**Data section:**
* START *
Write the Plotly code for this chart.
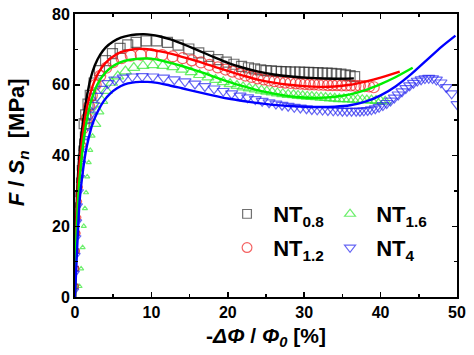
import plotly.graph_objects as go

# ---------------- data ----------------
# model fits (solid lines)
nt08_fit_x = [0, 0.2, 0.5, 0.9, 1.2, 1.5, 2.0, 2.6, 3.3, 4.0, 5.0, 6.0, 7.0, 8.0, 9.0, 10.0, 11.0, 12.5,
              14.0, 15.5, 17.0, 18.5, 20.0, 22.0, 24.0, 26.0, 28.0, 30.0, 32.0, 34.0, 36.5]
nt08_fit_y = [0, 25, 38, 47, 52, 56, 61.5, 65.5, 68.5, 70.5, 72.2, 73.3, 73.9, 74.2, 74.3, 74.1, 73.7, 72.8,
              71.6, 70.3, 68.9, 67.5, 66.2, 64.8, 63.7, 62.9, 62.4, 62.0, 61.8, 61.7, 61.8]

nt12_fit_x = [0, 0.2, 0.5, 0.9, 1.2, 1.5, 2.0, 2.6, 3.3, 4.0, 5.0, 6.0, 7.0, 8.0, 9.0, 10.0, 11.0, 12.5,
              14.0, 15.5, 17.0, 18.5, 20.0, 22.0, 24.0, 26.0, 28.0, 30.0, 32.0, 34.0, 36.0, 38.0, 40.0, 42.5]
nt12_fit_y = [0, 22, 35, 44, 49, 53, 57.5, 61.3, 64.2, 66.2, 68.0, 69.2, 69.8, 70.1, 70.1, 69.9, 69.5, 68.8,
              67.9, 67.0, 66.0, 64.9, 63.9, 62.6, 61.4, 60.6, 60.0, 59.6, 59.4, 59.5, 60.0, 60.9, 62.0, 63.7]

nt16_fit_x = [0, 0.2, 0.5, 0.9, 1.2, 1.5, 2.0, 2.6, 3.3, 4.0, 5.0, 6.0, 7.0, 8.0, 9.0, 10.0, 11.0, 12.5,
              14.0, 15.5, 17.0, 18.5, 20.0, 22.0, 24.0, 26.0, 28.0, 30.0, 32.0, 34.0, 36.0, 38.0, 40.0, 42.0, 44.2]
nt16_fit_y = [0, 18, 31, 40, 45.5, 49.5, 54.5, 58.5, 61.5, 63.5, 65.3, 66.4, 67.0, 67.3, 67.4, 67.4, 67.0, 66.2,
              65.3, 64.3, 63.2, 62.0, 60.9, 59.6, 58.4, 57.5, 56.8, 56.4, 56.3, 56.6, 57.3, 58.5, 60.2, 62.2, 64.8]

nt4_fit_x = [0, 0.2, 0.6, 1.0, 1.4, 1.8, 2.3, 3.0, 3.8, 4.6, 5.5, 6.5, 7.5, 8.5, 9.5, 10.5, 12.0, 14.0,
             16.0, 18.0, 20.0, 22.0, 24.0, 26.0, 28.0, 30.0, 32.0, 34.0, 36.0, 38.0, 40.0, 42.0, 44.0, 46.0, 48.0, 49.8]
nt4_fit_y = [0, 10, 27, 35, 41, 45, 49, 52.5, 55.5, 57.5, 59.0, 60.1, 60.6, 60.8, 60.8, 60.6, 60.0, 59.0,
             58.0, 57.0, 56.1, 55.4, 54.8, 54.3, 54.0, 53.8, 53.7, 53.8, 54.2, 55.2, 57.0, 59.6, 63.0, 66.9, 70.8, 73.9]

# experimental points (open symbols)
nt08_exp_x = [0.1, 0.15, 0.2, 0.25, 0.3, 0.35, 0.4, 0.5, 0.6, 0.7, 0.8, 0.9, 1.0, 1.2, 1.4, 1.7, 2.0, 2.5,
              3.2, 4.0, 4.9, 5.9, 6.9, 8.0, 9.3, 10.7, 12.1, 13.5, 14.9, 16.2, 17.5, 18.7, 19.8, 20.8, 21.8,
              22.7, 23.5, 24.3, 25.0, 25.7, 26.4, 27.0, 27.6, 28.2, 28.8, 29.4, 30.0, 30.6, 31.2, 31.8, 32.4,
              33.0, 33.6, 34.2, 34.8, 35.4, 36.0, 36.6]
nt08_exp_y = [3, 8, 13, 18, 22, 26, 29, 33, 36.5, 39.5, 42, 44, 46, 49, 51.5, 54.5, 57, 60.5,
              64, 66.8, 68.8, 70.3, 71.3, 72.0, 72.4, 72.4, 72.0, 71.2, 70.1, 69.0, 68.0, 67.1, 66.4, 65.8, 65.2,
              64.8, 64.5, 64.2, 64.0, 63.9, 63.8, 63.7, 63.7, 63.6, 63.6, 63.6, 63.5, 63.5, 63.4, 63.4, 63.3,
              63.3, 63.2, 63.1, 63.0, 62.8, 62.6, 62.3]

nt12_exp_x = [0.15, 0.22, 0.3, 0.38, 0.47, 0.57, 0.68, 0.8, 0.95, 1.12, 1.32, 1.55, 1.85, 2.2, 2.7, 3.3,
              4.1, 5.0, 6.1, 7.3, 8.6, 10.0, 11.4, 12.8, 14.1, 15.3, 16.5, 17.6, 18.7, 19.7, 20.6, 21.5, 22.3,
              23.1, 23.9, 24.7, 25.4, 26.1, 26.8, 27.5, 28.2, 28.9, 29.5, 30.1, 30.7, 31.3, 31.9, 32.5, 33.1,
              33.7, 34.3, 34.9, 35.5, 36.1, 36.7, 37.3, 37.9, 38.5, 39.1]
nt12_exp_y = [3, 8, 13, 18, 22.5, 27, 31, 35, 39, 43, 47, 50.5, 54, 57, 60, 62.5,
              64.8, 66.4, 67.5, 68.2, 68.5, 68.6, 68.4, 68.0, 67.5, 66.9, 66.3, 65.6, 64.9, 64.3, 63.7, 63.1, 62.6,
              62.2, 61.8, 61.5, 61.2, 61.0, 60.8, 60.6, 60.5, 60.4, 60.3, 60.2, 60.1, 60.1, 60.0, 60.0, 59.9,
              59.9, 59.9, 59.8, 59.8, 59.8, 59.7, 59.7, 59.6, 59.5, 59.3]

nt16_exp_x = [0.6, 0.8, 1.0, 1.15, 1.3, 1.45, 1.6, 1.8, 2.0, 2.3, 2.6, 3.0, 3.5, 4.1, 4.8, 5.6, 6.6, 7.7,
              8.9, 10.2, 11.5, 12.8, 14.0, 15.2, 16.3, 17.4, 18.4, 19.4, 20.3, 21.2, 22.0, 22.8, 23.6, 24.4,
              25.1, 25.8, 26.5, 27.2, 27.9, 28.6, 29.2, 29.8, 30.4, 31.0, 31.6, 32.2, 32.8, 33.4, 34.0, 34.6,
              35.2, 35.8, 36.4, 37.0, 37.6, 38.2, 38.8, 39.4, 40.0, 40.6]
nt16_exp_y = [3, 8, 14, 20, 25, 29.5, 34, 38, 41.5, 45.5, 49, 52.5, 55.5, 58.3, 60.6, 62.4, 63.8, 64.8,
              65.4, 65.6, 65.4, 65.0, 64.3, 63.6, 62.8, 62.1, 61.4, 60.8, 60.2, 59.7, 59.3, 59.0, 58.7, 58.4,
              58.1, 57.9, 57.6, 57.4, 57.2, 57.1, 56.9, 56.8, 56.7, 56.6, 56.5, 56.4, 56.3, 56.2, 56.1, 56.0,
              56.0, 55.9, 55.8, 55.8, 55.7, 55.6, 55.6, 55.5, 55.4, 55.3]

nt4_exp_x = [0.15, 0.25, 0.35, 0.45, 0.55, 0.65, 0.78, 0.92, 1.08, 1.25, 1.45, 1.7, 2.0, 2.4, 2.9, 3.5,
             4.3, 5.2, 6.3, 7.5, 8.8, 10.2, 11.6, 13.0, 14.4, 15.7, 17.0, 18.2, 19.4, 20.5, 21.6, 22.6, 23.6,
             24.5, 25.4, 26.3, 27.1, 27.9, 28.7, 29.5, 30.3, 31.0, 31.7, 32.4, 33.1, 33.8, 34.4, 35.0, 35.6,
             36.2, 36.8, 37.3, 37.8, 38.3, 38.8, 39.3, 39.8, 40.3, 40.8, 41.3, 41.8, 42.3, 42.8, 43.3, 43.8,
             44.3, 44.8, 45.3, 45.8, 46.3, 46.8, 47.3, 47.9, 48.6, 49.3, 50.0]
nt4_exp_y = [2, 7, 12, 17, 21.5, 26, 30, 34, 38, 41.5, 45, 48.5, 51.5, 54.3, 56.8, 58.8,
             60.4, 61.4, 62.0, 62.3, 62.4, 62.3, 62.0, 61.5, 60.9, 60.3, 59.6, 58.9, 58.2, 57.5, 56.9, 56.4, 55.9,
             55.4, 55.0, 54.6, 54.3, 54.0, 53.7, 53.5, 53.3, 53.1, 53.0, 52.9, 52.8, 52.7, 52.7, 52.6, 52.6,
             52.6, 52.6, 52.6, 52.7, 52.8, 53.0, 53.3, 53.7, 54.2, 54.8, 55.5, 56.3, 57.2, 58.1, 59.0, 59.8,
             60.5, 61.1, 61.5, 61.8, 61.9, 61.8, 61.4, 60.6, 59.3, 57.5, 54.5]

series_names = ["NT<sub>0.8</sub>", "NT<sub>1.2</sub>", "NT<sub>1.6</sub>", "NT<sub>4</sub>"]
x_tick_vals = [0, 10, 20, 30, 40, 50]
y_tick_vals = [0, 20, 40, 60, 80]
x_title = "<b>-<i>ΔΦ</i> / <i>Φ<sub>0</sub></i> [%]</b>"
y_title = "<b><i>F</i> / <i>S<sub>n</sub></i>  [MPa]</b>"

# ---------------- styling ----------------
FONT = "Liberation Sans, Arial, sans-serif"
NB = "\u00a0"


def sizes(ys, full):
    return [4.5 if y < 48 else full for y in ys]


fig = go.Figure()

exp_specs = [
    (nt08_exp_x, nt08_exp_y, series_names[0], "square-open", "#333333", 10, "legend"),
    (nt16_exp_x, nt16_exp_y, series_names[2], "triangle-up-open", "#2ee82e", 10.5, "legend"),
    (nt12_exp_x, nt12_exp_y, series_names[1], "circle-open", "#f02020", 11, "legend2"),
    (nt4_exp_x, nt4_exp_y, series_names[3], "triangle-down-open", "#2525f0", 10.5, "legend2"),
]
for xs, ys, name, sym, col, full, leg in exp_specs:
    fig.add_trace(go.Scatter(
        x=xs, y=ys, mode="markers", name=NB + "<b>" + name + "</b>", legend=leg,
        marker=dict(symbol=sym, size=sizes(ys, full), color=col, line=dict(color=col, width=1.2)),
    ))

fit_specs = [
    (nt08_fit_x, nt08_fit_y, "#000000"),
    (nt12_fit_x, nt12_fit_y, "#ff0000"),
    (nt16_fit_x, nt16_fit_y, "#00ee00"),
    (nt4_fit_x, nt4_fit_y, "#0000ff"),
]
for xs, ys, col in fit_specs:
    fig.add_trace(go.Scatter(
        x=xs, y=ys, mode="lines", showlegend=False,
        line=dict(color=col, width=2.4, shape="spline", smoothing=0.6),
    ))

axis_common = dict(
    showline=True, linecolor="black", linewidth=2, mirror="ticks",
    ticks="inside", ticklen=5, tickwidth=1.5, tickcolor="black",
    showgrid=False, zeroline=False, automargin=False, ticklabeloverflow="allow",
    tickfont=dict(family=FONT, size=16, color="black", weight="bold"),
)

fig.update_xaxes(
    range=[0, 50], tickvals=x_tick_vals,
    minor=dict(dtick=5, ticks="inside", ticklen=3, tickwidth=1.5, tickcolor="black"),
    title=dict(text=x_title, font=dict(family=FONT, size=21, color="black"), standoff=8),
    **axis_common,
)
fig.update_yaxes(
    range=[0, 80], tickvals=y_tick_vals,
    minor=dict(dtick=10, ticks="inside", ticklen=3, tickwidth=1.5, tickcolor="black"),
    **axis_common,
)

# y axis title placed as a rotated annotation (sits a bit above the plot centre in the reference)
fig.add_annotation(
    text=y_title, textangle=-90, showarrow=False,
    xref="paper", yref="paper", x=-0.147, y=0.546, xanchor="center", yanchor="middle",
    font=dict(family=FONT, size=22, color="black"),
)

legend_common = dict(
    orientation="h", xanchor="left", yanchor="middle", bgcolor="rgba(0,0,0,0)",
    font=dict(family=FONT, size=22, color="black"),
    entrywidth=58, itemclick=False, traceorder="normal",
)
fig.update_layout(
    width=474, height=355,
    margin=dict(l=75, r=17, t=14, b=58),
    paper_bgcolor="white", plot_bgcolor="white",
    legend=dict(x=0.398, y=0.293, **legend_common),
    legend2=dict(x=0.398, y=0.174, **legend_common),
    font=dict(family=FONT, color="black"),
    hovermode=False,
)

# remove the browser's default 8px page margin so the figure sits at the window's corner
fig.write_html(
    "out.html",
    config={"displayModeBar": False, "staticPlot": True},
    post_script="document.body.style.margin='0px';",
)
* END *
**Exercise goal:** Take the lines from the start of the material to the line with "60.2, 62.2, 64.8]", both included, and transcribe them exactly without the pictures.

**Response to this task:**
Write the Plotly code for this chart.
import plotly.graph_objects as go

# ---------------- data ----------------
# model fits (solid lines)
nt08_fit_x = [0, 0.2, 0.5, 0.9, 1.2, 1.5, 2.0, 2.6, 3.3, 4.0, 5.0, 6.0, 7.0, 8.0, 9.0, 10.0, 11.0, 12.5,
              14.0, 15.5, 17.0, 18.5, 20.0, 22.0, 24.0, 26.0, 28.0, 30.0, 32.0, 34.0, 36.5]
nt08_fit_y = [0, 25, 38, 47, 52, 56, 61.5, 65.5, 68.5, 70.5, 72.2, 73.3, 73.9, 74.2, 74.3, 74.1, 73.7, 72.8,
              71.6, 70.3, 68.9, 67.5, 66.2, 64.8, 63.7, 62.9, 62.4, 62.0, 61.8, 61.7, 61.8]

nt12_fit_x = [0, 0.2, 0.5, 0.9, 1.2, 1.5, 2.0, 2.6, 3.3, 4.0, 5.0, 6.0, 7.0, 8.0, 9.0, 10.0, 11.0, 12.5,
              14.0, 15.5, 17.0, 18.5, 20.0, 22.0, 24.0, 26.0, 28.0, 30.0, 32.0, 34.0, 36.0, 38.0, 40.0, 42.5]
nt12_fit_y = [0, 22, 35, 44, 49, 53, 57.5, 61.3, 64.2, 66.2, 68.0, 69.2, 69.8, 70.1, 70.1, 69.9, 69.5, 68.8,
              67.9, 67.0, 66.0, 64.9, 63.9, 62.6, 61.4, 60.6, 60.0, 59.6, 59.4, 59.5, 60.0, 60.9, 62.0, 63.7]

nt16_fit_x = [0, 0.2, 0.5, 0.9, 1.2, 1.5, 2.0, 2.6, 3.3, 4.0, 5.0, 6.0, 7.0, 8.0, 9.0, 10.0, 11.0, 12.5,
              14.0, 15.5, 17.0, 18.5, 20.0, 22.0, 24.0, 26.0, 28.0, 30.0, 32.0, 34.0, 36.0, 38.0, 40.0, 42.0, 44.2]
nt16_fit_y = [0, 18, 31, 40, 45.5, 49.5, 54.5, 58.5, 61.5, 63.5, 65.3, 66.4, 67.0, 67.3, 67.4, 67.4, 67.0, 66.2,
              65.3, 64.3, 63.2, 62.0, 60.9, 59.6, 58.4, 57.5, 56.8, 56.4, 56.3, 56.6, 57.3, 58.5, 60.2, 62.2, 64.8]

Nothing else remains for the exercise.